この仲林さんをコーチとして、異なる団体に所属する3名の女流プロが集結し、2025年5月に「GROUND QUEENS」が結成された。荒木さんは、3名との出会いをこう続ける。「今どき珍しいくらい“昭和っぽい”根性や素直さを持ちつつ、プロとしての覚悟と礼儀がしっかりしている。彼女たちが有名になることは、ファンにも、そして株主を含むステークホルダーにもプラスになる。『GROUND QUEENS』が知られれば自然と地盤ネットホールディングスも知ってもらえる、そんな関係をつくりたかったんです」。

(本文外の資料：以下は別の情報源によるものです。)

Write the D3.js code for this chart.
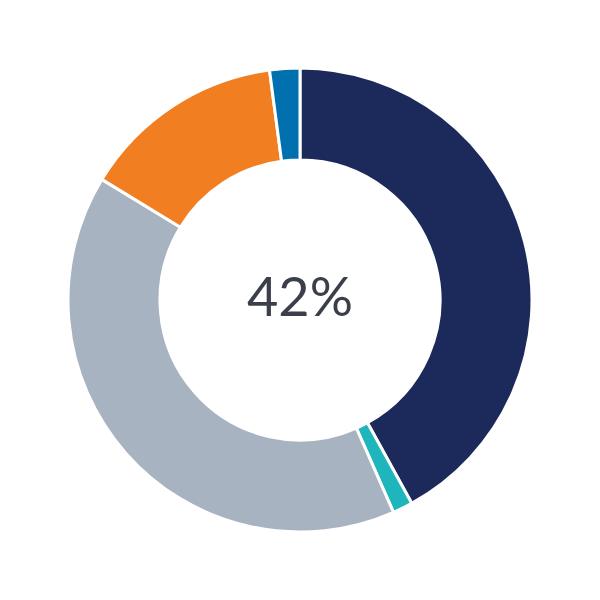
<!DOCTYPE html>
<html>
<head>
<meta charset="utf-8">
<script src="https://cdn.jsdelivr.net/npm/d3@7"></script>
<style>
  body { margin: 0; background: #fff; }
</style>
</head>
<body>
<div id="donut"></div>
<script>
var categories = ["A", "B", "C", "D", "E"];
var values = [42, 1.4, 40.3, 14.2, 2.1];
var colors = ["#1b2a5a", "#1fb5bd", "#a8b3c1", "#f27e22", "#0071ae"];
var centerLabel = "42%";

var width = 600, height = 600;
var outerR = 232, innerR = 140;

var colorScale = d3.scaleOrdinal()
    .domain(categories)
    .range(colors);

var svg = d3.select("#donut").append("svg")
    .attr("width", width)
    .attr("height", height);

var g = svg.append("g")
    .attr("transform", `translate(${width / 2}, ${height / 2})`);

var data = categories.map((c, i) => ({ cat: c, value: values[i] }));

var pie = d3.pie()
    .value(d => d.value)
    .sort(null);

var arc = d3.arc()
    .innerRadius(innerR)
    .outerRadius(outerR);

g.selectAll(".slice")
    .data(pie(data))
    .enter()
    .append("path")
    .attr("class", "slice")
    .attr("d", arc)
    .attr("fill", d => colorScale(d.data.cat))
    .attr("stroke", "white")
    .style("stroke-width", "3px");

g.append("text")
    .attr("text-anchor", "middle")
    .attr("dy", "0.35em")
    .attr("y", -3)
    .style("font-family", "Lato, 'Open Sans', sans-serif")
    .style("font-weight", 400)
    .style("font-size", "54px")
    .style("fill", "#3a3f4a")
    .text(centerLabel);
</script>
</body>
</html>
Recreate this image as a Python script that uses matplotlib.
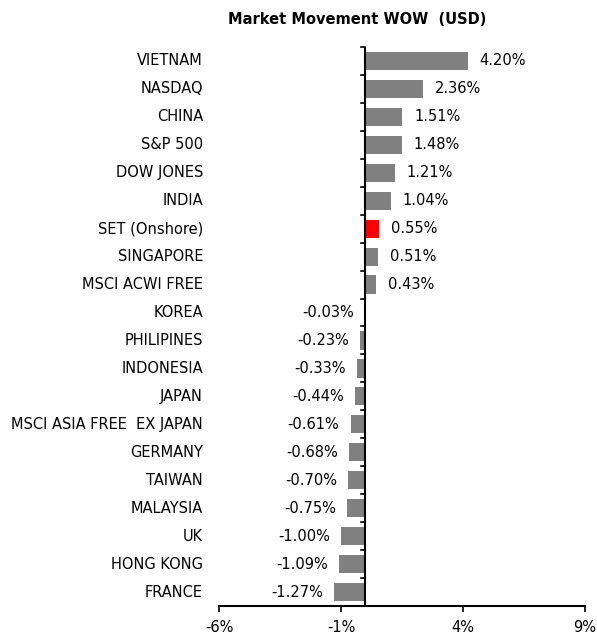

GROUND QUEENSのキャプテン・木下遥さんは、自身の競技観と成長の軌跡をこう語る。「東京に出るまでは感覚の麻雀でしたが、上京して初めて座学で麻雀を学びました。知識が増えたことで迷いが生まれ、“私の強みって何だろう?”と悩む時期もありました」そんな時、先輩プロからかけられた言葉が転機になった。「『あなたの武器は強気さだよ』と言ってもらえて、自分でも“勝ち気”を大切にしようと思えたんです。我慢や忍耐も必要ですが、最後の一歩を踏み出すのはメンタル。思考を固めすぎず、でも確かに積み上げていく。それが、私にとっての“思考の地盤”なんだと思っています」。

女性たちの姿が、社会の思い込みを変えていく
原田さんは、「GROUND QUEENS」の存在が社会のジェンダー観にも影響を与えると語る。「女性は感情的だという偏見はまだ残っていると思います。でも彼女たちのプレーを見ると、どれほど冷静でロジカルかが伝わってきます。麻雀を知らない女性でも、きっと興味を持つはずですし、『私も頑張ってみようかな』と感じてもらえる存在です」。
荒木さんは、「地盤ネットホールディングスの仕事は“物理的な地盤”を守ること。一方で、『GROUND QUEENS』は“思考の地盤”を象徴する存在です」と話す。髙瀬さんもこう続ける。「難しいことを声高に言いたいわけではありません。『GROUND QUEENS』の活動をきっかけに麻雀に興味を持つ人が増えたり、地盤カルテで自分の足もとに目を向けたり──。その小さな一歩一歩が“未来の地盤強化”につながっていくと思っています」。
強い地盤と強い思考。暮らしの足もとと、頭の中の地盤を同時に耕していくこと。「地盤 × 麻雀 × SDGs」という意外な組み合わせは、これからの時代へのユニークで力強い一歩となっている。
「GROUND QUEENS」プロフィール

■ 仲林 圭(チーム監督)
Mリーグ「U-NEXT Pirates」所属。雀王連覇中、發王連覇、四神降臨連覇など、麻雀界が誇るトッププロ。今回、監督としてメンバーを牽引する。
■ 木下 遥(日本プロ麻雀連盟所属)
強気で大胆な攻めが魅力の若手実力派。勝負強さに定評あり。2025-2026シーズンよりMリーグレポーターを担当。
■ 川嶋 美晴(最高位戦日本プロ麻雀協会所属)
元・SKE48のメンバーで、48グループ初の麻雀プロという肩書きを持つアイドル雀士。
■ 鈴木 桃子(日本プロ麻雀協会所属)
日本プロ麻雀協会の女流リーグをスピード昇級し、現在は女流Aリーグに在籍。